═════ Excerpted data ═════

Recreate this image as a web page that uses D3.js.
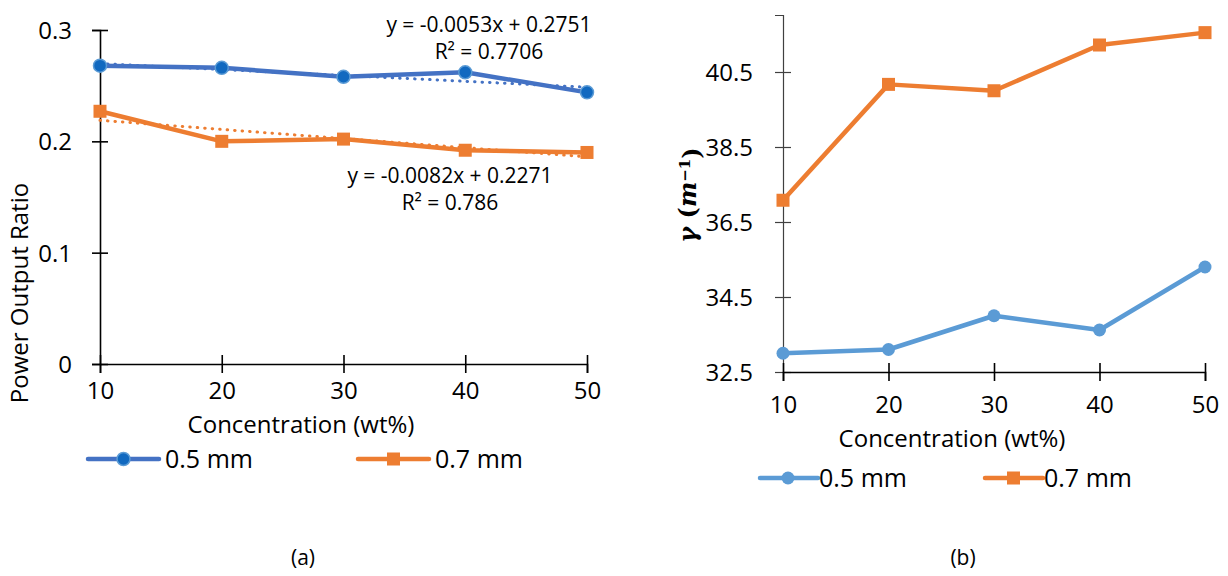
<!DOCTYPE html>
<html>
<head>
<meta charset="utf-8">
<script src="https://cdn.jsdelivr.net/npm/d3@7"></script>
<style>
  body { margin: 0; background: #fff; }
  svg text { font-family: "Open Sans", sans-serif; fill: #000; }
</style>
</head>
<body>
<div id="chart"></div>
<script>
// data
const conc = [10, 20, 30, 40, 50];
const seriesNames = ["0.5 mm", "0.7 mm"];

// (a) power output ratio
const ratio05 = [0.268, 0.266, 0.258, 0.262, 0.244];
const ratio07 = [0.227, 0.200, 0.202, 0.192, 0.190];
const trendSlope = [-0.0053, -0.0082];
const trendIntercept = [0.2751, 0.2271];
const trendText = [["y = -0.0053x + 0.2751", "R² = 0.7706"], ["y = -0.0082x + 0.2271", "R² = 0.786"]];
const ratioTicks = [0, 0.1, 0.2, 0.3];

// (b) gamma
const gamma05 = [33.0, 33.1, 34.0, 33.62, 35.3];
const gamma07 = [37.08, 40.17, 40.0, 41.22, 41.55];
const gammaTicks = [32.5, 34.5, 36.5, 38.5, 40.5];

const width = 1228, height = 576;
const svg = d3.select("#chart").append("svg")
    .attr("width", width)
    .attr("height", height);

const orange = "#ED7D31";

// helper for crossing ticks
function crossTicksY(g, len) {
    g.selectAll(".tick line").attr("x1", -len).attr("x2", len);
}
function crossTicksX(g, len) {
    g.selectAll(".tick line").attr("y1", -len).attr("y2", len);
}

// ---------- chart (a) ----------
const xA = d3.scaleLinear().domain([10, 50]).range([100, 587]);
const yA = d3.scaleLinear().domain([0, 0.3]).range([364, 30]);
const gA = svg.append("g");

const yAxisA = gA.append("g")
    .attr("transform", `translate(${xA(10)},0)`)
    .call(d3.axisLeft(yA).tickValues(ratioTicks).tickSize(8).tickFormat(d => d === 0 ? "0" : d3.format(".1f")(d)));
crossTicksY(yAxisA, 8);
yAxisA.selectAll("text").attr("x", -28).attr("dy", "0.35em").style("font-size", "24px");

const xAxisA = gA.append("g")
    .attr("transform", `translate(0,${yA(0)})`)
    .call(d3.axisBottom(xA).tickValues(conc).tickSize(9));
crossTicksX(xAxisA, 9);
xAxisA.selectAll("text").attr("y", 27).attr("dy", "0.35em").style("font-size", "24px");
gA.selectAll(".domain, .tick line").attr("stroke", "#000").attr("stroke-width", 1.6);

gA.append("text")
    .attr("transform", `translate(20,293) rotate(-90)`)
    .attr("text-anchor", "middle")
    .attr("dy", "0.35em")
    .style("font-size", "24px")
    .text("Power Output Ratio");

gA.append("text")
    .attr("x", 301).attr("y", 425)
    .attr("text-anchor", "middle")
    .attr("dy", "0.35em")
    .style("font-size", "24px")
    .text("Concentration (wt%)");

const lineA = d3.line().x((d, i) => xA(conc[i])).y(d => yA(d));
const colorsA = ["#4472C4", orange];
[ratio05, ratio07].forEach((vals, s) => {
    gA.append("path")
        .datum(vals)
        .attr("d", lineA)
        .attr("fill", "none")
        .attr("stroke", colorsA[s])
        .attr("stroke-width", 4.5)
        .attr("stroke-linejoin", "round");
});

// linear trendlines (x = point index 1..5)
[0, 1].forEach(s => {
    gA.append("line")
        .attr("x1", xA(conc[0])).attr("y1", yA(trendSlope[s] * 1 + trendIntercept[s]))
        .attr("x2", xA(conc[4])).attr("y2", yA(trendSlope[s] * 5 + trendIntercept[s]))
        .attr("stroke", colorsA[s])
        .attr("stroke-width", 3)
        .attr("stroke-linecap", "round")
        .attr("stroke-dasharray", "0.5 7");
});

gA.selectAll(".dotA")
    .data(ratio05)
    .enter().append("circle")
    .attr("cx", (d, i) => xA(conc[i]))
    .attr("cy", d => yA(d))
    .attr("r", 6.5)
    .attr("fill", "#1169C0")
    .attr("stroke", "#5B9BD5")
    .attr("stroke-width", 1.5);

gA.selectAll(".sqA")
    .data(ratio07)
    .enter().append("rect")
    .attr("x", (d, i) => xA(conc[i]) - 6.5)
    .attr("y", d => yA(d) - 6.5)
    .attr("width", 13).attr("height", 13)
    .attr("fill", orange);

// equation labels
const eqPos = [[489, 25], [450, 176]];
trendText.forEach((lines, s) => {
    lines.forEach((t, k) => {
        gA.append("text")
            .attr("x", eqPos[s][0])
            .attr("y", eqPos[s][1] + k * 27)
            .attr("text-anchor", "middle")
            .attr("dy", "0.35em")
            .style("font-size", "21px")
            .text(t);
    });
});

// legend (a)
const legA = [{x: 88, name: seriesNames[0]}, {x: 358, name: seriesNames[1]}];
legA.forEach((l, s) => {
    const g = gA.append("g").attr("transform", `translate(${l.x},459)`);
    g.append("line").attr("x1", 0).attr("x2", 71)
        .attr("stroke", colorsA[s]).attr("stroke-width", 4.5).attr("stroke-linecap", "round");
    if (s === 0) {
        g.append("circle").attr("cx", 35.5).attr("r", 6.5)
            .attr("fill", "#1169C0").attr("stroke", "#5B9BD5").attr("stroke-width", 1.5);
    } else {
        g.append("rect").attr("x", 29).attr("y", -6.5).attr("width", 13).attr("height", 13).attr("fill", orange);
    }
    g.append("text").attr("x", 77).attr("dy", "0.35em").style("font-size", "25px").text(l.name);
});

// ---------- chart (b) ----------
const xB = d3.scaleLinear().domain([10, 50]).range([783, 1205]);
const yB = d3.scaleLinear().domain([32.5, 42.02]).range([372, 15]);
const gB = svg.append("g");

const yAxisB = gB.append("g")
    .attr("transform", `translate(${xB(10)},0)`)
    .call(d3.axisLeft(yB).tickValues(gammaTicks).tickSize(8).tickFormat(d3.format(".1f")));
crossTicksY(yAxisB, 8);
yAxisB.selectAll("text").attr("x", -30).attr("dy", "0.35em").style("font-size", "24px");
yAxisB.selectAll(".domain, .tick line").attr("stroke", "#404040").attr("stroke-width", 1.2);

const xAxisB = gB.append("g")
    .attr("transform", `translate(0,${yB(32.5)})`)
    .call(d3.axisBottom(xB).tickValues(conc).tickSize(9));
crossTicksX(xAxisB, 9);
xAxisB.selectAll("text").attr("y", 33).attr("dy", "0.35em").style("font-size", "24px");
xAxisB.selectAll(".domain, .tick line").attr("stroke", "#000").attr("stroke-width", 1.6);

const yLab = gB.append("text")
    .attr("transform", `translate(688,195) rotate(-90)`)
    .attr("text-anchor", "middle")
    .attr("dy", "0.35em")
    .style("font-family", "'DejaVu Serif', serif")
    .style("font-size", "24px")
    .style("font-weight", "bold");
yLab.append("tspan").style("font-style", "italic").text("γ");
yLab.append("tspan").text(" (");
yLab.append("tspan").style("font-style", "italic").text("m");
yLab.append("tspan").attr("dy", "-0.45em").style("font-size", "15px").text("−1");
yLab.append("tspan").attr("dy", "0.45em").text(")");

gB.append("text")
    .attr("x", 952).attr("y", 439)
    .attr("text-anchor", "middle")
    .attr("dy", "0.35em")
    .style("font-size", "24px")
    .text("Concentration (wt%)");

const lineB = d3.line().x((d, i) => xB(conc[i])).y(d => yB(d));
const colorsB = ["#5B9BD5", orange];
[gamma05, gamma07].forEach((vals, s) => {
    gB.append("path")
        .datum(vals)
        .attr("d", lineB)
        .attr("fill", "none")
        .attr("stroke", colorsB[s])
        .attr("stroke-width", 4.5)
        .attr("stroke-linejoin", "round");
});

gB.selectAll(".dotB")
    .data(gamma05)
    .enter().append("circle")
    .attr("cx", (d, i) => xB(conc[i]))
    .attr("cy", d => yB(d))
    .attr("r", 6.5)
    .attr("fill", colorsB[0]);

gB.selectAll(".sqB")
    .data(gamma07)
    .enter().append("rect")
    .attr("x", (d, i) => xB(conc[i]) - 6.5)
    .attr("y", d => yB(d) - 6.5)
    .attr("width", 13).attr("height", 13)
    .attr("fill", orange);

// legend (b)
const legB = [{x: 760, name: seriesNames[0]}, {x: 985, name: seriesNames[1]}];
legB.forEach((l, s) => {
    const g = gB.append("g").attr("transform", `translate(${l.x},478)`);
    g.append("line").attr("x1", 0).attr("x2", 58)
        .attr("stroke", colorsB[s]).attr("stroke-width", 4.5).attr("stroke-linecap", "round");
    if (s === 0) {
        g.append("circle").attr("cx", 28).attr("r", 6.5).attr("fill", colorsB[0]);
    } else {
        g.append("rect").attr("x", 22).attr("y", -6.5).attr("width", 13).attr("height", 13).attr("fill", orange);
    }
    g.append("text").attr("x", 59).attr("dy", "0.35em").style("font-size", "25px").text(l.name);
});

// captions
[["(a)", 303], ["(b)", 963]].forEach(c => {
    svg.append("text")
        .attr("x", c[1]).attr("y", 558)
        .attr("text-anchor", "middle")
        .attr("dy", "0.35em")
        .style("font-size", "21px")
        .text(c[0]);
});
</script>
</body>
</html>
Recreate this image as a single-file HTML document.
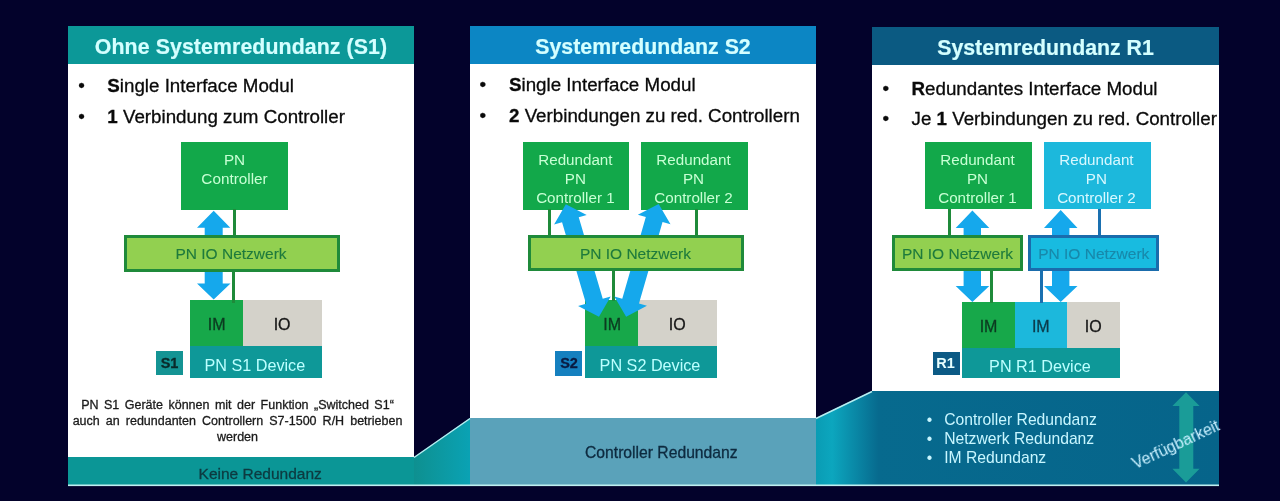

═════

> **What is required**
Please restate the material above line by line, exactly, beginning at its first line and ending with the line that contains "const gammaTicks = [32.5, 34.5, 36.5, 38.5, 40.5];", without any pictures.

> **Task result**
Recreate this image as a web page that uses D3.js.
<!DOCTYPE html>
<html>
<head>
<meta charset="utf-8">
<script src="https://cdn.jsdelivr.net/npm/d3@7"></script>
<style>
  body { margin: 0; background: #fff; }
  svg text { font-family: "Open Sans", sans-serif; fill: #000; }
</style>
</head>
<body>
<div id="chart"></div>
<script>
// data
const conc = [10, 20, 30, 40, 50];
const seriesNames = ["0.5 mm", "0.7 mm"];

// (a) power output ratio
const ratio05 = [0.268, 0.266, 0.258, 0.262, 0.244];
const ratio07 = [0.227, 0.200, 0.202, 0.192, 0.190];
const trendSlope = [-0.0053, -0.0082];
const trendIntercept = [0.2751, 0.2271];
const trendText = [["y = -0.0053x + 0.2751", "R² = 0.7706"], ["y = -0.0082x + 0.2271", "R² = 0.786"]];
const ratioTicks = [0, 0.1, 0.2, 0.3];

// (b) gamma
const gamma05 = [33.0, 33.1, 34.0, 33.62, 35.3];
const gamma07 = [37.08, 40.17, 40.0, 41.22, 41.55];
const gammaTicks = [32.5, 34.5, 36.5, 38.5, 40.5];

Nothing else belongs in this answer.